To do.
From the material below, list every line containing "this".

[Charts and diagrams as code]

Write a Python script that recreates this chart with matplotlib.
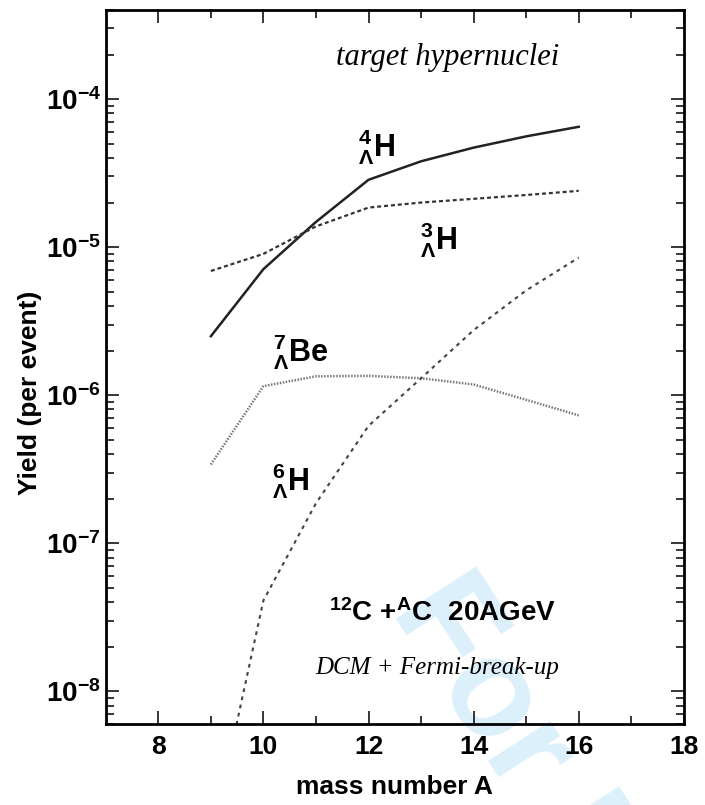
import math

import matplotlib
matplotlib.use("Agg")
import matplotlib.pyplot as plt
from matplotlib.ticker import FixedLocator, LogLocator, FuncFormatter, NullFormatter

# hypernucleus yields vs. target mass number (DCM + Fermi break-up)
mass_a = [9, 10, 11, 12, 13, 14, 15, 16]
yield_h4 = [2.5e-6, 7.1e-6, 1.48e-5, 2.85e-5, 3.8e-5, 4.7e-5, 5.6e-5, 6.5e-5]
yield_h3 = [6.9e-6, 9.0e-6, 1.38e-5, 1.85e-5, 2.0e-5, 2.12e-5, 2.25e-5, 2.4e-5]
yield_be7 = [3.4e-7, 1.15e-6, 1.34e-6, 1.35e-6, 1.3e-6, 1.18e-6, 9.3e-7, 7.3e-7]
yield_h6 = [9.5e-10, 4.1e-8, 1.86e-7, 6.2e-7, 1.3e-6, 2.75e-6, 5.1e-6, 8.5e-6]

x_major = [8, 10, 12, 14, 16, 18]
x_minor = [9, 11, 13, 15, 17]

plt.rcParams["font.family"] = ["Liberation Sans", "DejaVu Sans"]
plt.rcParams["font.weight"] = "bold"
plt.rcParams["mathtext.fontset"] = "custom"
for key in ("rm", "it", "bf", "sf"):
    plt.rcParams["mathtext." + key] = "Liberation Sans:bold"
plt.rcParams["mathtext.default"] = "rm"

fig = plt.figure(figsize=(7.05, 8.05), dpi=100)
ax = fig.add_axes([0.150, 0.1006, 0.820, 0.887])

# faint watermark behind the curves
ax.text(0.553, 0.242, "For Peer Review", transform=fig.transFigure,
        rotation=-57, rotation_mode="anchor", ha="left", va="baseline",
        fontsize=100, weight="bold", color="#dcf0fc", zorder=0,
        clip_on=False)

ax.plot(mass_a, yield_h4, "-", color="#222222", lw=1.8)
ax.plot(mass_a, yield_h3, color="#333333", lw=1.6, linestyle=(0, (1.8, 1.3)))
ax.plot(mass_a, yield_be7, color="#777777", lw=1.8, linestyle=(0, (0.6, 0.6)))
ax.plot(mass_a, yield_h6, color="#444444", lw=1.5, linestyle=(0, (1.8, 2.2)))

ax.set_xlim(7, 18)
ax.set_yscale("log")
ax.set_ylim(6e-9, 4e-4)

ax.xaxis.set_major_locator(FixedLocator(x_major))
ax.xaxis.set_minor_locator(FixedLocator(x_minor))
ax.yaxis.set_major_locator(LogLocator(base=10))
ax.yaxis.set_minor_locator(LogLocator(base=10, subs=range(2, 10)))
ax.yaxis.set_major_formatter(FuncFormatter(lambda v, p: r"$10^{%d}$" % round(math.log10(v))))
ax.yaxis.set_minor_formatter(NullFormatter())

ax.tick_params(which="both", direction="in", top=True, right=True, width=1.1)
ax.tick_params(which="major", length=9.5)
ax.tick_params(which="minor", length=6)
ax.tick_params(axis="x", labelsize=19, pad=8)
ax.tick_params(axis="y", labelsize=20, pad=3.5)
for side in ax.spines.values():
    side.set_linewidth(2)
    side.set_zorder(3)

ax.set_xlabel("mass number A", fontsize=19, fontweight="bold")
ax.xaxis.set_label_coords(0.5, -0.072)
ax.set_ylabel("Yield (per event)", fontsize=19, fontweight="bold")
ax.yaxis.set_label_coords(-0.111, 0.464)

iso = dict(fontsize=22, ha="left", va="center", zorder=4)
ax.text(11.8, 4.74e-5, r"${}^{4}_{\Lambda}\mathrm{H}$", **iso)
ax.text(12.98, 1.11e-5, r"${}^{3}_{\Lambda}\mathrm{H}$", **iso)
ax.text(10.18, 1.94e-6, r"${}^{7}_{\Lambda}\mathrm{Be}$", **iso)
ax.text(10.16, 2.62e-7, r"${}^{6}_{\Lambda}\mathrm{H}$", **iso)

ax.text(0.592, 0.933, "target hypernuclei", transform=ax.transAxes,
        ha="center", va="center", fontsize=22, family="Liberation Serif",
        style="italic", weight="normal", zorder=4)
ax.text(0.583, 0.155, r"${}^{12}\mathrm{C}\ {+}{}^{A}\mathrm{C}\ \ 20\mathrm{AGeV}$",
        transform=ax.transAxes, ha="center", va="center", fontsize=20, zorder=4)
ax.text(0.574, 0.078, "DCM + Fermi-break-up", transform=ax.transAxes,
        ha="center", va="center", fontsize=18, family="Liberation Serif",
        style="italic", weight="normal", zorder=4)

fig.savefig("out.png", dpi=100)
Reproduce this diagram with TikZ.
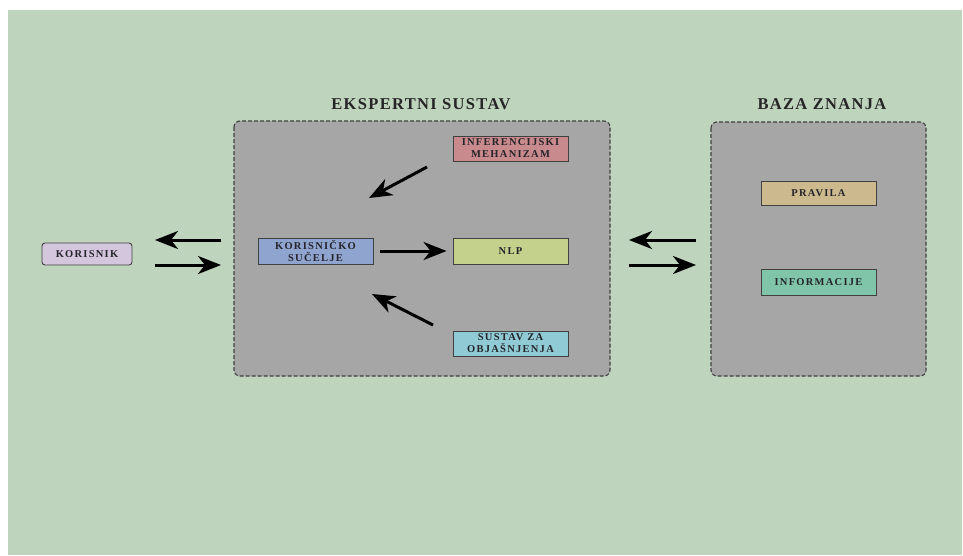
\documentclass[tikz,border=0pt]{standalone}
\usepackage{fontspec}
\setmainfont{Liberation Serif}
\newfontfamily\spfont[LetterSpace=12]{Liberation Serif}
\newfontfamily\tifont[LetterSpace=8]{Liberation Serif}
\usetikzlibrary{arrows.meta}
\definecolor{bggreen}{HTML}{BFD4BC}
\definecolor{boxgray}{HTML}{A6A6A6}
\definecolor{infc}{HTML}{C98A8D}
\definecolor{korc}{HTML}{8FA5CF}
\definecolor{nlpc}{HTML}{C4D18D}
\definecolor{susc}{HTML}{90CBD5}
\definecolor{pravc}{HTML}{CDB98E}
\definecolor{infoc}{HTML}{80C4AA}
\definecolor{usrc}{HTML}{D4C6DD}
\definecolor{txtc}{HTML}{24242A}
\tikzset{
  x=1pt, y=-1pt,
  comp/.style={draw=black!75, line width=0.9pt, minimum width=115pt, minimum height=25pt,
    inner sep=1pt, align=center, text=txtc, font={\spfont\bfseries\fontsize{10.5}{12}\selectfont}},
  group/.style={draw=black!75, fill=boxgray, dash pattern=on 4pt off 2pt, line width=1.1pt, rounded corners=6pt},
  gtitle/.style={text=black!85, font={\tifont\bfseries\fontsize{16.5}{18}\selectfont}},
  arr/.style={line width=3pt, -{Stealth[length=23pt,width=18pt,inset=7pt]}},
}
\begin{document}
\begin{tikzpicture}
\useasboundingbox (0,0) rectangle (963,555);
\fill[white] (0,0) rectangle (963,555);
\fill[bggreen] (8,10) rectangle (962,555);
% groups
\draw[group] (234,121) rectangle (610,376);
\draw[group] (711,122) rectangle (926,376);
\node[gtitle] (t1) at (421,104) {EKSPERTNI SUSTAV};
\node[gtitle] (t2) at (822,104) {BAZA ZNANJA};
% components
\node[comp, fill=infc] (inf) at (510.5,148.5) {INFERENCIJSKI\\MEHANIZAM};
\node[comp, fill=korc, minimum height=26pt] (kor) at (315.5,251) {KORISNIČKO\\SUČELJE};
\node[comp, fill=nlpc, minimum height=26pt] (nlp) at (510.5,251) {NLP};
\node[comp, fill=susc] (sus) at (510.5,343.5) {SUSTAV ZA\\OBJAŠNJENJA};
\node[comp, fill=pravc, minimum height=24pt] (prav) at (818.5,193) {PRAVILA};
\node[comp, fill=infoc, minimum height=26pt] (info) at (818.5,282) {INFORMACIJE};
\node[comp, fill=usrc, rounded corners=3pt, minimum width=90pt, minimum height=22pt] (usr) at (87,254) {KORISNIK};
% arrow coordinates
\coordinate (a1s) at (221,240); \coordinate (a1e) at (155,240);
\coordinate (a2s) at (155,265); \coordinate (a2e) at (221,265);
\coordinate (b1s) at (696,240); \coordinate (b1e) at (629,240);
\coordinate (b2s) at (629,265); \coordinate (b2e) at (696,265);
\coordinate (c1s) at (427,167); \coordinate (c1e) at (369,198);
\coordinate (c2s) at (433,325); \coordinate (c2e) at (372,294);
\draw[arr] (a1s) -- (a1e);
\draw[arr] (a2s) -- (a2e);
\draw[arr] (b1s) -- (b1e);
\draw[arr] (b2s) -- (b2e);
\draw[arr] ([xshift=7pt]kor.east) -- ([xshift=-6pt]nlp.west);
\draw[arr] (c1s) -- (c1e);
\draw[arr] (c2s) -- (c2e);
\end{tikzpicture}
\end{document}
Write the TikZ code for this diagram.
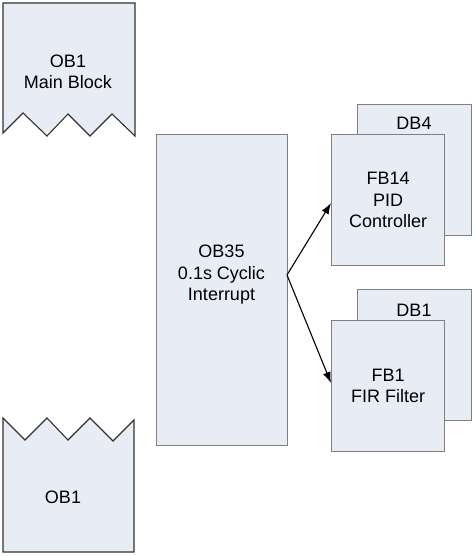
\documentclass[tikz,border=0pt]{standalone}
\usepackage{fontspec}
\setmainfont{Liberation Sans}
\usetikzlibrary{arrows.meta}
\definecolor{boxfill}{RGB}{232,237,245}
\definecolor{boxline}{RGB}{128,128,128}
\definecolor{obline}{RGB}{50,50,50}
\begin{document}
\begin{tikzpicture}[x=1pt,y=-1pt,
  blk/.style={draw=boxline,fill=boxfill,line width=1.1pt,rectangle,inner sep=0pt,anchor=north west},
  obshape/.style={draw=obline,fill=boxfill,line width=1.1pt,line join=miter},
  lbl/.style={font=\fontsize{18}{21.5}\selectfont,align=center,inner sep=0pt},
  conn/.style={line width=1.1pt,-{Latex[length=11pt,width=8pt]}}]
\useasboundingbox (0,0) rectangle (474,556);
% OB1 top
\draw[obshape] (3,3) -- (135,3) -- (135,136) -- (112,114) -- (90,136) -- (68,114) -- (47,136) -- (23,113) -- (3,133) -- cycle;
\node[lbl] (ob1top) at (68,72) {OB1\\Main Block};
% OB1 bottom
\draw[obshape] (3,418) -- (25,440) -- (47,418) -- (68,440) -- (90,418) -- (113,441) -- (134,420) -- (134,552) -- (3,552) -- cycle;
\node[lbl] (ob1bot) at (63,497) {OB1};
% OB35
\node[blk,minimum width=131pt,minimum height=311pt] (ob35) at (156,134) {};
\node[lbl] (ob35t) at (221.5,275) {OB35\\0.1s Cyclic\\Interrupt};
% DB4 and FB14
\node[blk,minimum width=114pt,minimum height=131pt] (db4) at (357,104) {};
\node[lbl] (db4t) at (414,123) {DB4};
\node[blk,minimum width=113pt,minimum height=131pt] (fb14) at (331,134) {};
\node[lbl] (fb14t) at (fb14.center) {FB14\\PID\\Controller};
% DB1 and FB1
\node[blk,minimum width=114pt,minimum height=131pt] (db1) at (357,289) {};
\node[lbl] (db1t) at (414,310) {DB1};
\node[blk,minimum width=113pt,minimum height=131pt] (fb1) at (331,320) {};
\node[lbl] (fb1t) at (fb1.center) {FB1\\FIR Filter};
% connectors
\coordinate (src) at (287,275);
\draw[conn] (src) -- ([yshift=-3pt]fb14.west);
\draw[conn] (src) -- ([yshift=3pt]fb1.west);
\end{tikzpicture}
\end{document}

Complete output.
Write a Python script that recreates this chart with matplotlib.
Reproduce this diagram with TikZ.
Write the TikZ code for this diagram.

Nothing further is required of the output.